Не занимая никакой важной должности и не совершив никакого подвига, Цезарь был уже любим в Риме больше всех. Понятно, что, сделавшись консулом, он стал народным кумиром с безграничной властью, хоть и не выказывал до времени этой власти.
Фабий нередко мечтал о Цезаре, видя в нем героя, полубога, мечтал о том времени, когда этот герой сбросит маску скромности и совершит подвиги на удивление всему миру. В чем будут заключаться эти подвиги, Фабий, конечно, не мог предугадать, но был уверен в гениальности кумира и обожал его, готовый броситься в огонь и в воду, лишь бы лучи ореола славы Цезаря осветили и его личность.

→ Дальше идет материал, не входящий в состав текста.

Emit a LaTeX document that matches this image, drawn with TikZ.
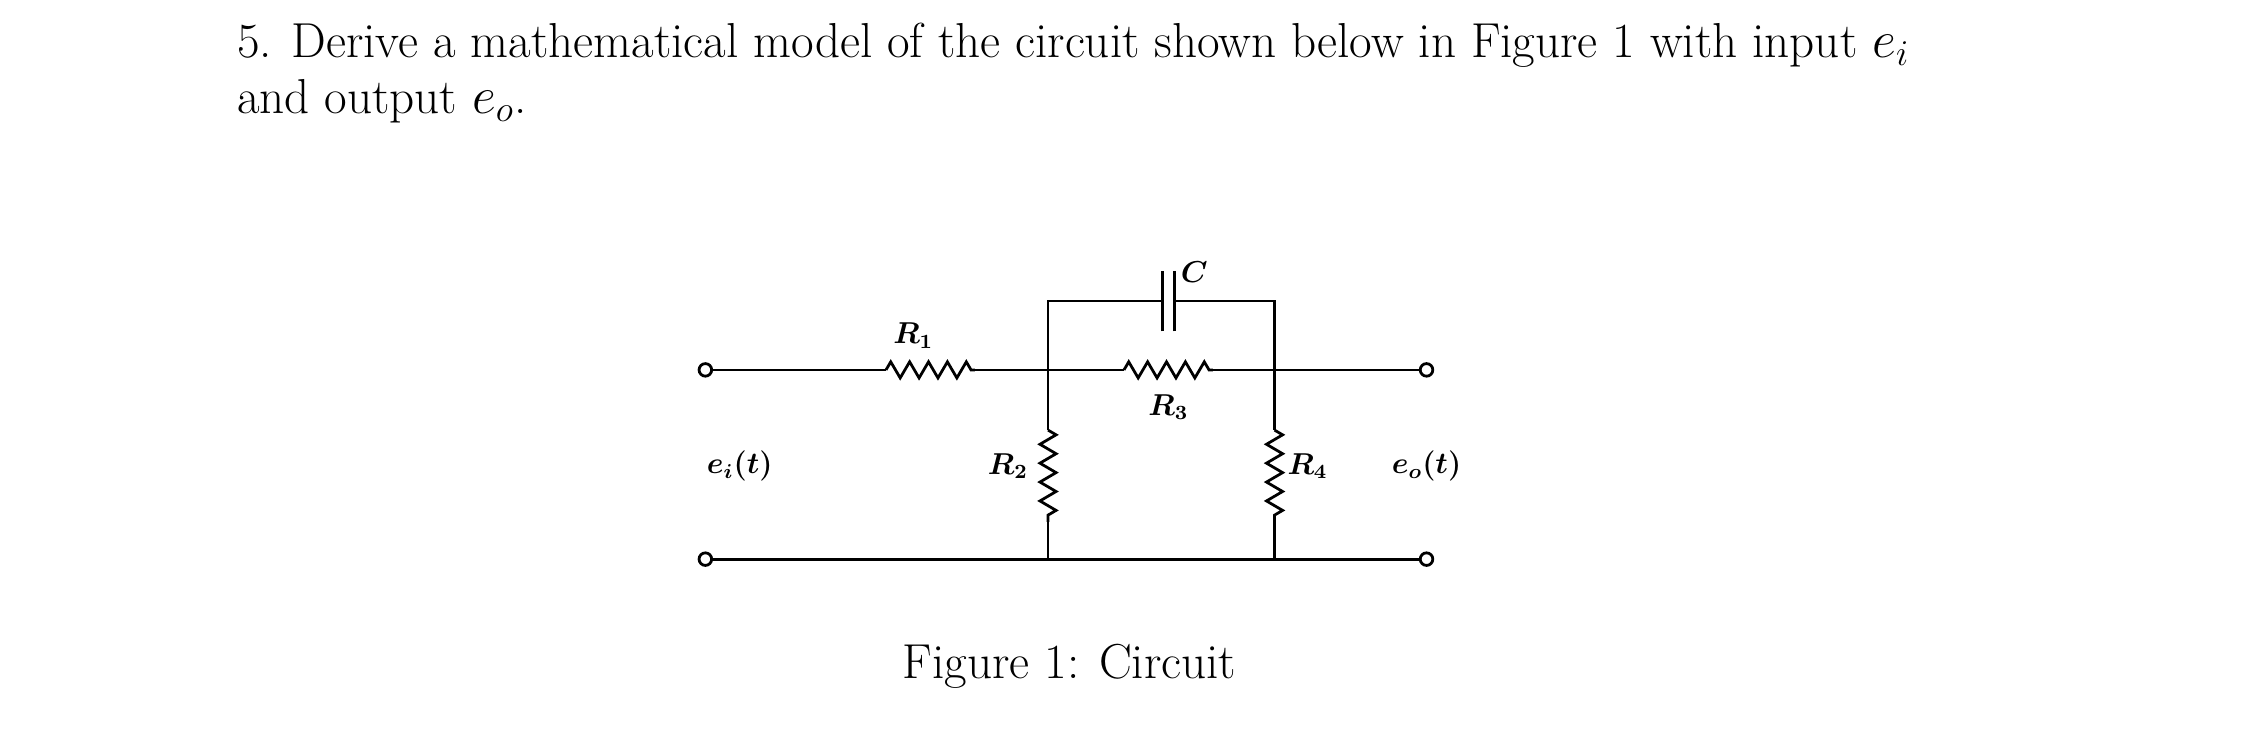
\documentclass[tikz,border=0pt]{standalone}
\usepackage{amsmath}
\usepackage{fontspec}
\newfontfamily\labelfont{Liberation Serif}
\usetikzlibrary{positioning,decorations.pathmorphing}
\begin{document}
\begin{tikzpicture}[
        x=0.02cm, y=-0.02cm,
        wire/.style = {draw, line width=1.1pt},
        resistor/.style = {wire, decorate, decoration={zigzag, segment length=7.5pt, amplitude=3.2pt}},
        terminal/.style = {circle, draw, line width=1.1pt, fill=white, inner sep=0pt, minimum size=5pt},
        lbl/.style = {font=\labelfont\bfseries\itshape\fontsize{12}{14}\selectfont, inner sep=1pt}
    ]
    \useasboundingbox (0,0) rectangle (1568,510);

    % problem text
    \node [anchor=north west, align=left, font=\fontsize{19.5}{22}\selectfont, inner sep=0pt] (task) at (165,16)
        {5. Derive a mathematical model of the circuit shown below in Figure 1 with input $e_i$\\and output $e_o$.};

    % terminals and junctions
    \node [terminal] (tL) at (492,258) {};
    \node [terminal] (bL) at (492,390) {};
    \node [terminal] (tR) at (995,258) {};
    \node [terminal] (bR) at (995,390) {};
    \coordinate (n2) at (731,258);
    \coordinate (n4) at (889,258);
    \coordinate (g2) at (731,390);
    \coordinate (g4) at (889,390);
    \coordinate (c2) at (731,210);
    \coordinate (c4) at (889,210);

    % resistor ends
    \coordinate (r1a) at (618,258);
    \coordinate (r1b) at (680,258);
    \coordinate (r3a) at (784,258);
    \coordinate (r3b) at (846,258);
    \coordinate (r2a) at (731,300);
    \coordinate (r2b) at (731,364);
    \coordinate (r4a) at (889,300);
    \coordinate (r4b) at (889,364);
    \coordinate (ca) at (811,210);
    \coordinate (cb) at (819,210);

    % wires
    \path [wire] (tL) -- (r1a);
    \path [resistor] (r1a) -- (r1b);
    \path [wire] (r1b) -- (r3a);
    \path [resistor] (r3a) -- (r3b);
    \path [wire] (r3b) -- (tR);
    \path [wire] (bL) -- (bR);
    \path [wire] (n2) -- (r2a);
    \path [resistor] (r2a) -- (r2b);
    \path [wire] (r2b) -- (g2);
    \path [wire] (n4) -- (r4a);
    \path [resistor] (r4a) -- (r4b);
    \path [wire] (r4b) -- (g4);
    \path [wire] (n2) -- (c2) -- (ca);
    \path [wire] (cb) -- (c4) -- (n4);
    \path [wire] ([yshift=-12]ca) -- ([yshift=12]ca);
    \path [wire] ([yshift=-12]cb) -- ([yshift=12]cb);

    % labels
    \node [lbl] (lR1) at (637,234) {$\boldsymbol{R_1}$};
    \node [lbl] (lR3) at (815,284) {$\boldsymbol{R_3}$};
    \node [lbl] (lR2) at (703,325) {$\boldsymbol{R_2}$};
    \node [lbl] (lR4) at (912,325) {$\boldsymbol{R_4}$};
    \node [lbl] (lC) at (833,190) {$\boldsymbol{C}$};
    \node [lbl] (lei) at (516,325) {$\boldsymbol{e_i(t)}$};
    \node [lbl] (leo) at (995,325) {$\boldsymbol{e_o(t)}$};

    % caption
    \node [font=\fontsize{19.5}{24}\selectfont] (cap) at (746,465) {Figure 1: Circuit};
\end{tikzpicture}
\end{document}
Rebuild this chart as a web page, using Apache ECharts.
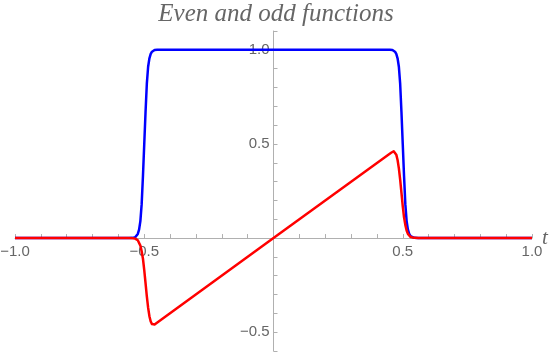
<!DOCTYPE html>
<html>
<head>
<meta charset="utf-8">
<script src="https://cdn.jsdelivr.net/npm/echarts@6/dist/echarts.min.js"></script>
<style>
  html, body { margin: 0; padding: 0; background: #fff; }
  #chart { width: 552px; height: 354px; }
</style>
</head>
<body>
<div id="chart"></div>
<script>
// values
const evenT = [-1, -0.56, -0.545, -0.535, -0.53, -0.525, -0.52, -0.515, -0.51, -0.505, -0.5, -0.495, -0.49, -0.485, -0.48, -0.475, -0.47, -0.465, -0.46, -0.45,
  0.45, 0.46, 0.465, 0.47, 0.475, 0.48, 0.485, 0.49, 0.495, 0.5, 0.505, 0.51, 0.515, 0.52, 0.525, 0.53, 0.535, 0.545, 0.56, 1];
const evenY = [0, 0, 0.001, 0.004, 0.01, 0.022, 0.045, 0.09, 0.18, 0.33, 0.5, 0.67, 0.82, 0.91, 0.955, 0.978, 0.99, 0.996, 0.999, 1,
  1, 0.999, 0.996, 0.99, 0.978, 0.955, 0.91, 0.82, 0.67, 0.5, 0.33, 0.18, 0.09, 0.045, 0.022, 0.01, 0.004, 0.001, 0, 0];

const oddT = [-1, -0.56, -0.545, -0.535, -0.53, -0.525, -0.52, -0.515, -0.51, -0.505, -0.5, -0.495, -0.49, -0.485, -0.48, -0.475, -0.47, -0.465, -0.46, -0.455,
  0, 0.455, 0.46, 0.465, 0.47, 0.475, 0.48, 0.485, 0.49, 0.495, 0.5, 0.505, 0.51, 0.515, 0.52, 0.525, 0.53, 0.535, 0.545, 0.56, 1];
const oddY = [0, 0, -0.001, -0.003, -0.006, -0.012, -0.022, -0.04, -0.07, -0.11, -0.17, -0.24, -0.31, -0.37, -0.415, -0.443, -0.457, -0.461, -0.459, -0.453,
  0, 0.453, 0.459, 0.461, 0.457, 0.443, 0.415, 0.37, 0.31, 0.24, 0.17, 0.11, 0.07, 0.04, 0.022, 0.012, 0.006, 0.003, 0.001, 0, 0];

const xTicks = [-1, -0.9, -0.8, -0.7, -0.6, -0.5, -0.4, -0.3, -0.2, -0.1, 0.1, 0.2, 0.3, 0.4, 0.5, 0.6, 0.7, 0.8, 0.9, 1];
const xLabels = [-1, -0.5, 0.5, 1];
const yTicks = [-0.6, -0.5, -0.4, -0.3, -0.2, -0.1, 0.1, 0.2, 0.3, 0.4, 0.5, 0.6, 0.7, 0.8, 0.9, 1, 1.1];
const yLabels = [-0.5, 0.5, 1];

const fmt = v => v.toFixed(1).replace('-', '\u2212');
const pairs = (xs, ys) => xs.map((x, i) => [x, ys[i]]);

const chart = echarts.init(document.getElementById('chart'));
const axisGray = '#b0b0b0';
const textGray = '#666';
const gridLeft = 15, gridRight = 20, gridTop = 31, gridBottom = 3;

chart.setOption({
  animation: false,
  title: {
    text: 'Even and odd functions',
    left: 'center',
    top: -3,
    textStyle: { fontFamily: 'Liberation Serif', fontStyle: 'italic', fontWeight: 'normal', fontSize: 25, color: textGray }
  },
  grid: { left: gridLeft, right: gridRight, top: gridTop, bottom: gridBottom, containLabel: false, outerBoundsMode: 'none' },
  xAxis: {
    type: 'value', min: -1, max: 1,
    name: 't', nameGap: 10, nameLocation: 'end', nameMoveOverlap: false,
    nameTextStyle: { fontFamily: 'Liberation Serif', fontStyle: 'italic', fontSize: 21, color: textGray, align: 'left', verticalAlign: 'middle', padding: [0, 0, 6, 0] },
    axisLine: { onZero: false, lineStyle: { color: axisGray, width: 1 } },
    axisTick: { show: true, inside: true, length: 4, customValues: xTicks, lineStyle: { color: axisGray } },
    axisLabel: { customValues: xLabels, formatter: fmt, color: textGray, fontFamily: 'Liberation Sans', fontSize: 15, margin: 6 },
    splitLine: { show: false }
  },
  yAxis: {
    type: 'value', min: -0.6, max: 1.1,
    axisLine: { show: true, onZero: false, lineStyle: { color: axisGray, width: 1 } },
    axisTick: { show: true, inside: true, length: 4, customValues: yTicks, lineStyle: { color: axisGray } },
    axisLabel: { customValues: yLabels, formatter: fmt, color: textGray, fontFamily: 'Liberation Sans', fontSize: 15, margin: 4 },
    splitLine: { show: false }
  },
  series: [
    {
      type: 'line', data: pairs(evenT, evenY), showSymbol: false,
      lineStyle: { color: '#0000ff', width: 2.5, join: 'round' }, z: 2
    },
    {
      type: 'line', data: pairs(oddT, oddY), showSymbol: false,
      lineStyle: { color: '#ff0000', width: 2.5, join: 'round' }, z: 3
    }
  ]
});

// move both axes so they cross at the origin, labels included
const origin = chart.convertToPixel({ gridIndex: 0 }, [0, 0]);
chart.setOption({
  xAxis: { offset: -(354 - gridBottom - origin[1]) },
  yAxis: { offset: -(origin[0] - gridLeft) }
});
</script>
</body>
</html>
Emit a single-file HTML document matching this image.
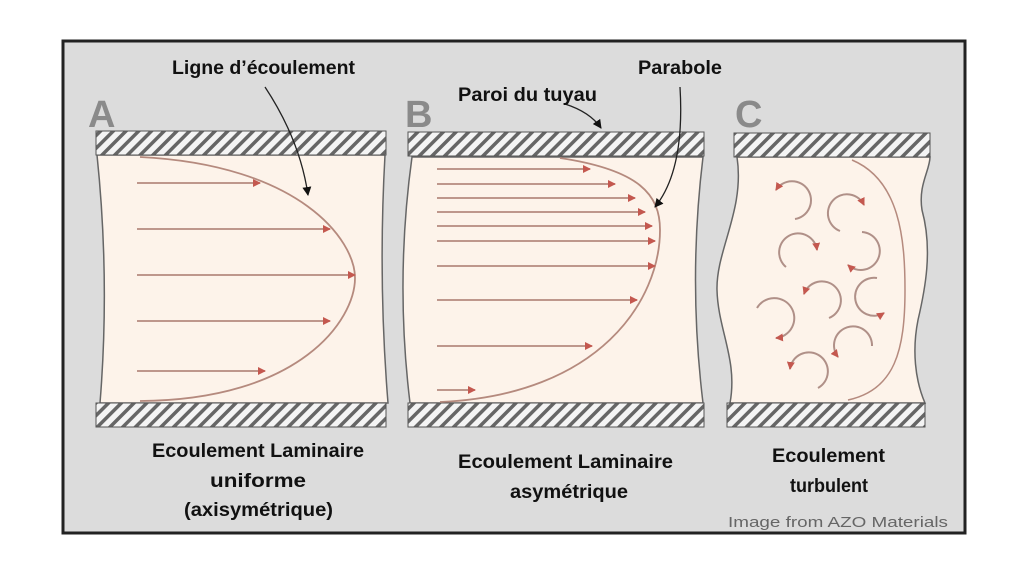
<!DOCTYPE html>
<html><head><meta charset="utf-8"><style>
html,body{margin:0;padding:0;background:#fff;width:1024px;height:576px;overflow:hidden}
svg{display:block}
text{font-family:"Liberation Sans",sans-serif}
</style></head><body>
<svg width="1024" height="576" viewBox="0 0 1024 576">
<defs>
<pattern id="h" width="9" height="9" patternUnits="userSpaceOnUse" patternTransform="rotate(45)">
<rect width="9" height="9" fill="#f4f4f4"/><rect width="3.5" height="9" fill="#666"/></pattern>
<marker id="r" markerWidth="8" markerHeight="8" refX="7" refY="4" orient="auto" markerUnits="userSpaceOnUse"><path d="M0,0 L8,4 L0,8z" fill="#c4584f"/></marker>
<marker id="k" markerWidth="9" markerHeight="9" refX="8" refY="4.5" orient="auto" markerUnits="userSpaceOnUse"><path d="M0,0 L9,4.5 L0,9z" fill="#111"/></marker>
</defs>
<rect x="63" y="41" width="902" height="492" fill="#dcdcdc" stroke="#222" stroke-width="3"/>
<!-- A -->
<path d="M97,155 Q110,280 100,403 L388,403 Q378,280 385,155Z" fill="#fdf3ea" stroke="#666" stroke-width="1.5"/>
<rect x="96" y="131" width="290" height="24" fill="url(#h)" stroke="#555"/>
<rect x="96" y="403" width="290" height="24" fill="url(#h)" stroke="#555"/>
<path d="M140,157 C300,165 355,240 355,278 C355,320 300,400 140,401" fill="none" stroke="#b58a7e" stroke-width="1.8"/>
<g stroke="#b58a7e" stroke-width="1.8" marker-end="url(#r)">
<line x1="137" y1="183" x2="260" y2="183"/><line x1="137" y1="229" x2="330" y2="229"/><line x1="137" y1="275" x2="355" y2="275"/><line x1="137" y1="321" x2="330" y2="321"/><line x1="137" y1="371" x2="265" y2="371"/></g>
<!-- B -->
<path d="M412,157 Q395,280 410,403 L703,403 Q688,280 703,157Z" fill="#fdf3ea" stroke="#666" stroke-width="1.5"/>
<rect x="408" y="132" width="296" height="24" fill="url(#h)" stroke="#555"/>
<rect x="408" y="403" width="296" height="24" fill="url(#h)" stroke="#555"/>
<path d="M560,158 C640,170 660,195 660,230 C660,300 600,395 440,402" fill="none" stroke="#b58a7e" stroke-width="1.8"/>
<g stroke="#b58a7e" stroke-width="1.8" marker-end="url(#r)">
<line x1="437" y1="169" x2="590" y2="169"/><line x1="437" y1="184" x2="615" y2="184"/><line x1="437" y1="198" x2="635" y2="198"/><line x1="437" y1="212" x2="645" y2="212"/><line x1="437" y1="226" x2="652" y2="226"/><line x1="437" y1="241" x2="655" y2="241"/><line x1="437" y1="266" x2="655" y2="266"/><line x1="437" y1="300" x2="637" y2="300"/><line x1="437" y1="346" x2="592" y2="346"/><line x1="437" y1="390" x2="475" y2="390"/></g>
<!-- C -->
<path d="M737,157 C745,210 716,250 717,290 C718,330 738,360 730,403 L925,403 C915,380 912,350 918,320 C925,290 933,250 922,210 C918,185 930,170 930,157Z" fill="#fdf3ea" stroke="#666" stroke-width="1.5"/>
<rect x="734" y="133" width="196" height="24" fill="url(#h)" stroke="#555"/>
<rect x="727" y="403" width="198" height="24" fill="url(#h)" stroke="#555"/>
<path d="M852,160 C900,180 905,240 905,290 C905,350 895,390 848,400" fill="none" stroke="#b58a7e" stroke-width="1.5"/>
<g fill="none" stroke="#b09088" stroke-width="2" marker-end="url(#r)">
<path d="M795,219 A19,19 0 1 0 776,190"/>
<path d="M840,231 A19,19 0 1 1 864,205"/>
<path d="M786,267 A19,19 0 1 1 817,250"/>
<path d="M862,232 A19,19 0 1 1 848,265"/>
<path d="M829,318 A19,19 0 1 0 804,294"/>
<path d="M877,278 A19,19 0 1 0 884,313"/>
<path d="M757,308 A20,20 0 1 1 776,338"/>
<path d="M872,346 A19,19 0 1 0 838,357"/>
<path d="M818,388 A19,19 0 1 0 790,369"/>
</g>
<!-- letters -->
<g font-size="38" font-weight="bold" fill="#8a8a8a"><text x="88" y="127">A</text><text x="405" y="127">B</text><text x="735" y="127">C</text></g>
<!-- pointers -->
<g fill="none" stroke="#222" stroke-width="1.3" marker-end="url(#k)">
<path d="M265,87 Q300,140 308,195"/>
<path d="M565,104 Q590,112 601,128"/>
<path d="M680,87 Q685,170 655,207"/>
</g>
<g font-size="19" font-weight="bold" fill="#111" lengthAdjust="spacingAndGlyphs">
<text x="172" y="74" textLength="183" lengthAdjust="spacingAndGlyphs">Ligne d’écoulement</text>
<text x="458" y="101" textLength="139" lengthAdjust="spacingAndGlyphs">Paroi du tuyau</text>
<text x="638" y="74" textLength="84" lengthAdjust="spacingAndGlyphs">Parabole</text>
<text x="152" y="457" textLength="212" lengthAdjust="spacingAndGlyphs">Ecoulement Laminaire</text>
<text x="210" y="487" textLength="96" lengthAdjust="spacingAndGlyphs">uniforme</text>
<text x="184" y="516" textLength="149" lengthAdjust="spacingAndGlyphs">(axisymétrique)</text>
<text x="458" y="468" textLength="215" lengthAdjust="spacingAndGlyphs">Ecoulement Laminaire</text>
<text x="510" y="498" textLength="118" lengthAdjust="spacingAndGlyphs">asymétrique</text>
<text x="772" y="462" textLength="113" lengthAdjust="spacingAndGlyphs">Ecoulement</text>
<text x="790" y="492" textLength="78" lengthAdjust="spacingAndGlyphs">turbulent</text>
</g>
<text x="728" y="527" font-size="15" fill="#666" textLength="220" lengthAdjust="spacingAndGlyphs">Image from AZO Materials</text>
</svg>
</body></html>
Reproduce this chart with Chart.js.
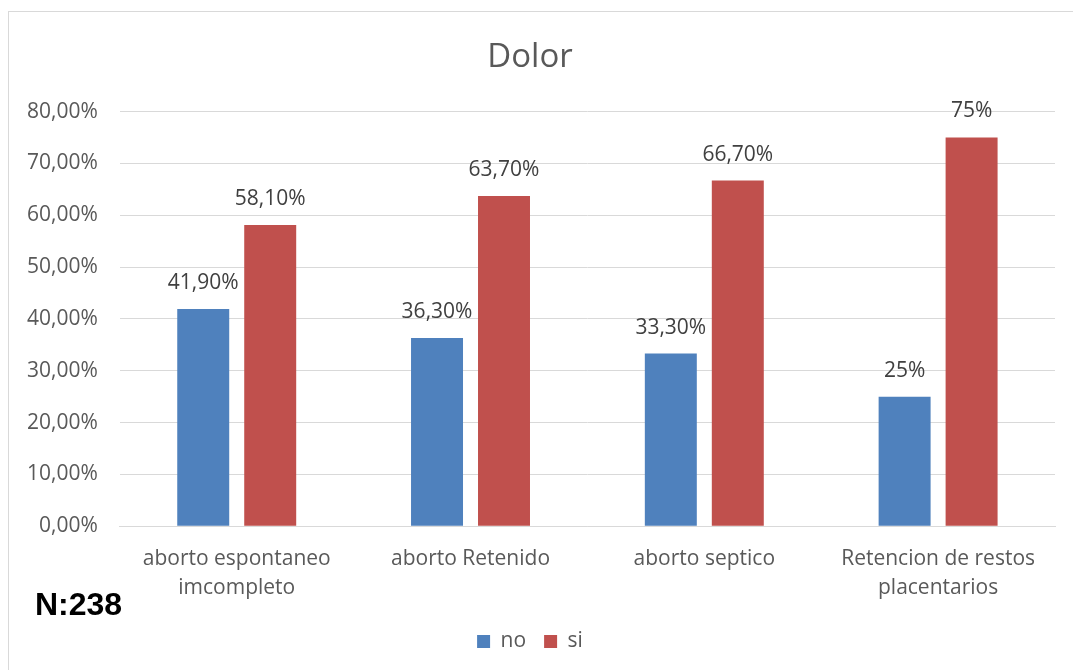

Аврелий, бывший гораздо старше своего родственника, глядел на арену мира и ее героев скептическим оком опытного человека. Не делая долгов, а напротив, сам не прочь дать взаймы на выгодных для себя условиях, не любя пиров с присутствием особ вроде Цитерис, не играя в азартные игры, не держа пари на бегах, он не имел никакого влечения к кружку Цезаря.
Аврелия не тянуло в бурный водоворот деятельности с заманчивой, но неверной перспективой будущей славы, похожей на журавля в небе. Он довольствовался тем, что могло дать ему настоящее, не мечтая о будущем. Целых двенадцать лет своей жизни он провел в походах, но не желал сам командовать даже малым отрядом, сознавая всю тяжесть ответственности вождей, обязанности которых он, по своей честности, не мог бы нести кое-как подобно другим.
Аврелий не стремился к выслугам и отличиям, довольный внутренним сознанием принесенной им пользы общему делу. Он был полон надежд на карьеру, но эта карьера не представлялась ему, как Фабию, в виде лавровых венков и триумфальных колесниц или в виде геройской смерти с вечною памятью в летописях. Аврелий видел свою карьеру во всеобщем уважении за полезные, хотя и не громкие подвиги.